More than 300 residents and community activists joined the protest which kicked off from Hanover Park Avenue shortly after 17:00.

The walk ended with a candlelight vigil where the crowd paid tribute to all the victims of gang violence.

Protestors held up several posters with the faces of deceased residents, mostly children, who were killed in the community over the past few years.

Speaking to People’s Post at the end of the protest, Sadia Khan, a representative from the Pinati Estate Street Patrolling Committee, explained: “This event was in memory of all our residents who were killed by the bullets of gangsters in Hanover Park. It was also to make youth aware that there are other beneficial programmes in our community, and that they don’t need to use drugs or join gangs.”

Khan said the community protest was planned after the death of another youth.

Keagan de Silver (17), killed on Wednesday 22 August, was caught in a gang shoot-out while at a shop in Athwood Road, opposite Solent Court.

De Silver, a Grade 11 learner at Mount View Secondary School, had been part of a group of peace ambassadors aiming to educate the community about the benefits of peace.

“We decided to take the candlelight vigil, in memory of these victims, to an open field known as the battlefield, just off Hanover Park Avenue.

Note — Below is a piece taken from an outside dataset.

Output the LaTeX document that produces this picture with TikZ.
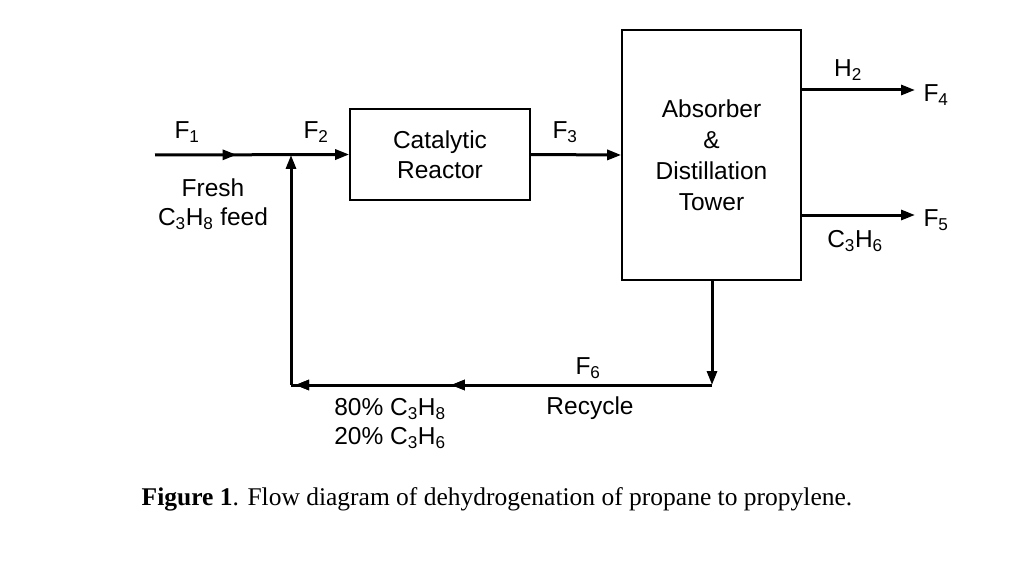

This is where most of the killings occur.

“Our protestors, who were from different courts in the area, were joined by the police and several other community activists with one aim – to raise our voices against this evil crime. We can’t handle the crime any longer.”

Crime-fighting activist and former chairperson of the Mitchell’s Plain Cluster Community Policing Forum, Hanif Loonat, led the march.

“If the community unites, we shall overcome the scourge that has taken over our streets. We cannot let a small minority control the majority who are God-fearing people,” said Loonat.

“People want to raise their children in an environment that is safe and conducive for a healthy upbringing. These cowards (gangsters) must be reminded that they will not rule over good.”

Abduragiem Orrie, Hanover Park’s former ward councillor, also attended the protest and urged parents in the community to play their part by assisting local police in the fight against gang violence.

“We cannot hold the police responsible for the death of our children. Something needs to be done. I am sure that if our parents do their bit to help the police, things will definitely start improving in the area. We are fed up and will no longer tolerate this,” added Orrie.